-- START INFORMATION GIVEN --

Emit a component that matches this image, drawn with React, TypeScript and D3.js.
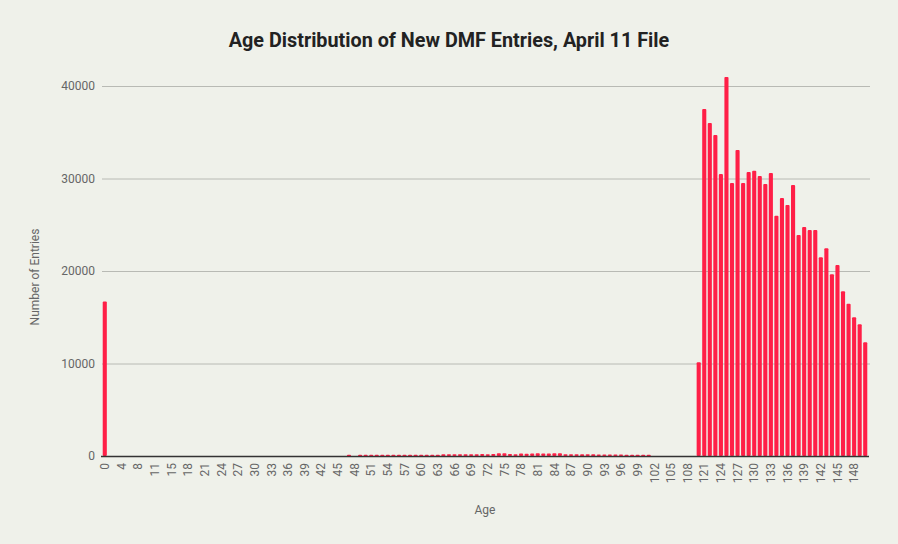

-- END INFORMATION GIVEN --
-- START INFORMATION GIVEN --

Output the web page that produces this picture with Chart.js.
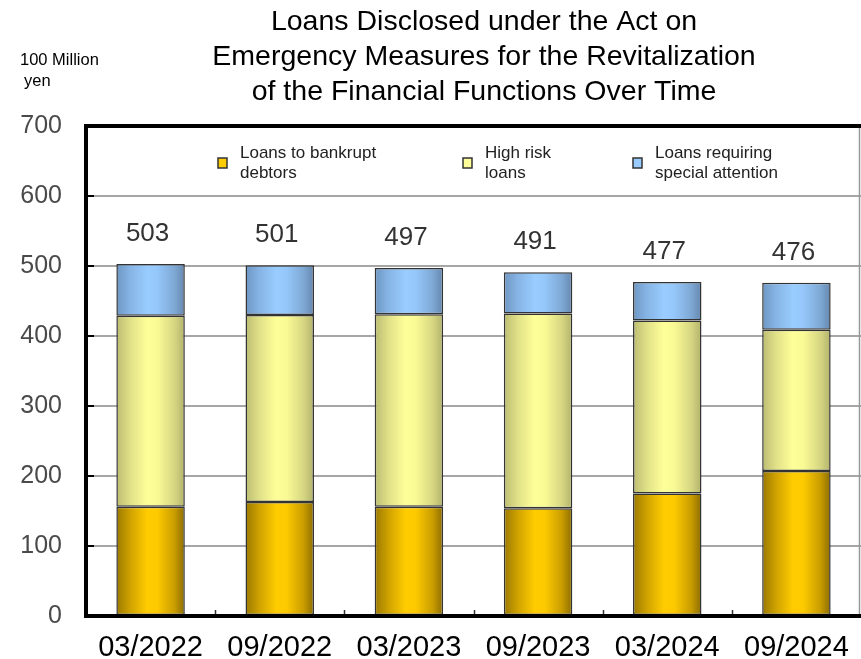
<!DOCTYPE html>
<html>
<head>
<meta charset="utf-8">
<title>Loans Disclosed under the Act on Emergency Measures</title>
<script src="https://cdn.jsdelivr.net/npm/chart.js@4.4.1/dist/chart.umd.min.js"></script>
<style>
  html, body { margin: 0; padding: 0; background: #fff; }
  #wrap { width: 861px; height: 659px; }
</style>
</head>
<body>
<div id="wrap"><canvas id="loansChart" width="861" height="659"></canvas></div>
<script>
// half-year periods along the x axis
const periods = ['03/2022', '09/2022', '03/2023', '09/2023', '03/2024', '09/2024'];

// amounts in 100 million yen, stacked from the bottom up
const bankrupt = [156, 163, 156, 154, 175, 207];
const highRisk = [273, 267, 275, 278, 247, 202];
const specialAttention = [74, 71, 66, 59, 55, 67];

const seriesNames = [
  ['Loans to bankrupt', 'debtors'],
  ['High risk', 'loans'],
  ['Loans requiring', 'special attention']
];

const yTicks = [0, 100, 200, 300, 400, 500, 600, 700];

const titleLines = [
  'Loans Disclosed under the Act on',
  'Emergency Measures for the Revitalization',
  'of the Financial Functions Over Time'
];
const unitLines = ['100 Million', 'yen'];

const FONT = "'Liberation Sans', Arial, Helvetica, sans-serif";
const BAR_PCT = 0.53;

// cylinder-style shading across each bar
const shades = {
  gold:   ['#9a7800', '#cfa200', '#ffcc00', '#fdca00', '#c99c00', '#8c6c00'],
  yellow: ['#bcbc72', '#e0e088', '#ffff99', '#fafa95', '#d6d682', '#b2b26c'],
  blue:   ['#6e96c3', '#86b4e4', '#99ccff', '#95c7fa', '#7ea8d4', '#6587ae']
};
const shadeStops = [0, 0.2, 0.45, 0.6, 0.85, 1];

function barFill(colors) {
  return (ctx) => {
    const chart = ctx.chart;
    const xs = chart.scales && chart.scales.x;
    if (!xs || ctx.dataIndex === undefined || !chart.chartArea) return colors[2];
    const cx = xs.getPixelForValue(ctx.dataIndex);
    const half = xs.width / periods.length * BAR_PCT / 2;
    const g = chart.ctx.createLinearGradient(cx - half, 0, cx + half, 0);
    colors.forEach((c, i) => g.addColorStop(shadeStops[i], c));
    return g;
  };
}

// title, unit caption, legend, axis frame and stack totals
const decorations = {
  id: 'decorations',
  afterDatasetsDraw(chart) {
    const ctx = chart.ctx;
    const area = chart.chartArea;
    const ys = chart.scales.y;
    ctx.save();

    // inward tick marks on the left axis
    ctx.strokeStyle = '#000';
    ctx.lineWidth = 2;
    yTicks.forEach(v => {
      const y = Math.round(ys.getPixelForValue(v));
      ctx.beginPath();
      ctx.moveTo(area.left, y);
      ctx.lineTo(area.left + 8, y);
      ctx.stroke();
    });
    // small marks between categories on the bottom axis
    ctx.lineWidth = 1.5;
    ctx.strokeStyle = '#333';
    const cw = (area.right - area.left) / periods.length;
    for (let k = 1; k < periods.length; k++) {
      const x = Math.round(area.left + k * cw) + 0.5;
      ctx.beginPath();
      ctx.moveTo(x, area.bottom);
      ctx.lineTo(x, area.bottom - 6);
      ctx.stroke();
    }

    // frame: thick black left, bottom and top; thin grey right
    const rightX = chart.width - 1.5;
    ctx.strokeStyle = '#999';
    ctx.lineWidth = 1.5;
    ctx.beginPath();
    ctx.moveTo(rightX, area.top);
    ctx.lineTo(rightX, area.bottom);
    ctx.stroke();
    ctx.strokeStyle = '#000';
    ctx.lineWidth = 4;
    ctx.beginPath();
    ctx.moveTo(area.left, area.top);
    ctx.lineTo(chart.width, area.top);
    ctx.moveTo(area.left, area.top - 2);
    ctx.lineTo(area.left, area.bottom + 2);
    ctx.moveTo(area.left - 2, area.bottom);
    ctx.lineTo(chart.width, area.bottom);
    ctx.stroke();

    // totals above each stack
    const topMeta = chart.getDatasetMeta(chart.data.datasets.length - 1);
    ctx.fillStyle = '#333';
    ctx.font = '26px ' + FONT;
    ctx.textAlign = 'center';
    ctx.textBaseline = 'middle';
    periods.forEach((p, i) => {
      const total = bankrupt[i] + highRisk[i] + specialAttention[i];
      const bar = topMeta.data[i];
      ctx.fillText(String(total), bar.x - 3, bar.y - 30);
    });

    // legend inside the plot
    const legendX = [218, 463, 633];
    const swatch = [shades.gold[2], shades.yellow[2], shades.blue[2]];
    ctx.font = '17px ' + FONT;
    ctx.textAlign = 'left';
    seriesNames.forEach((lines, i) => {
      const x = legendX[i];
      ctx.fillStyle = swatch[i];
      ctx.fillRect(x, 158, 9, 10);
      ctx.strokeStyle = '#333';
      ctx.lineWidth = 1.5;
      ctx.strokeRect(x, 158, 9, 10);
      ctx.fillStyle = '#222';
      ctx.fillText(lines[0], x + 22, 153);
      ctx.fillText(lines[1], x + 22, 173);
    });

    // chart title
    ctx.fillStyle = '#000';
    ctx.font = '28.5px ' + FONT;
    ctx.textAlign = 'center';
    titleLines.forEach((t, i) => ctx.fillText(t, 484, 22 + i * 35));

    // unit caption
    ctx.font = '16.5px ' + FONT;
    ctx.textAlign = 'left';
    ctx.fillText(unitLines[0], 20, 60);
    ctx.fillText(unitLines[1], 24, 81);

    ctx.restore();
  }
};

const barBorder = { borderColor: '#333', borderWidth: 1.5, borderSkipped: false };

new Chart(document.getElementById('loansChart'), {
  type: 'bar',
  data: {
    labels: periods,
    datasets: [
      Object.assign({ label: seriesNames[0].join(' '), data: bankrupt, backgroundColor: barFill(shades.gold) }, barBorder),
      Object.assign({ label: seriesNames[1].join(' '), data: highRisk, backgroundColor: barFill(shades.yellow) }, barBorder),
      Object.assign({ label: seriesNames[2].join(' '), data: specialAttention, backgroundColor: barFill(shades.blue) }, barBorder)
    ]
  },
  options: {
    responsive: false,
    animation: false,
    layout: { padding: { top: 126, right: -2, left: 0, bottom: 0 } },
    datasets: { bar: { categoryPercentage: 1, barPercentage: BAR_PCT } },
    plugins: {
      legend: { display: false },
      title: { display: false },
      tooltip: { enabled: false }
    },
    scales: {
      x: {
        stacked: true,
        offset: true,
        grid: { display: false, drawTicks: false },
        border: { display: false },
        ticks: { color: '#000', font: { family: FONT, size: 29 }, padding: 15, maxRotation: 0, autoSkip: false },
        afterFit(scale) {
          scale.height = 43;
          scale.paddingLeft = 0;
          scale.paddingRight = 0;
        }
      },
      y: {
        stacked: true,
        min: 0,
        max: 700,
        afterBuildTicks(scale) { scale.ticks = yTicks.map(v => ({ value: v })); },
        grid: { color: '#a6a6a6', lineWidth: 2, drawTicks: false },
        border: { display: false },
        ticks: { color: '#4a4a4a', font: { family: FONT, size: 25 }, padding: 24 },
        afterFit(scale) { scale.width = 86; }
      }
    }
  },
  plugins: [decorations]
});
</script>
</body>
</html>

-- END INFORMATION GIVEN --

#### WHAT THE TASK REQUIRES:
Look through the listing above and count the lines where the string "that" appears. Report the number only.

#### FINISHED EXERCISE:
2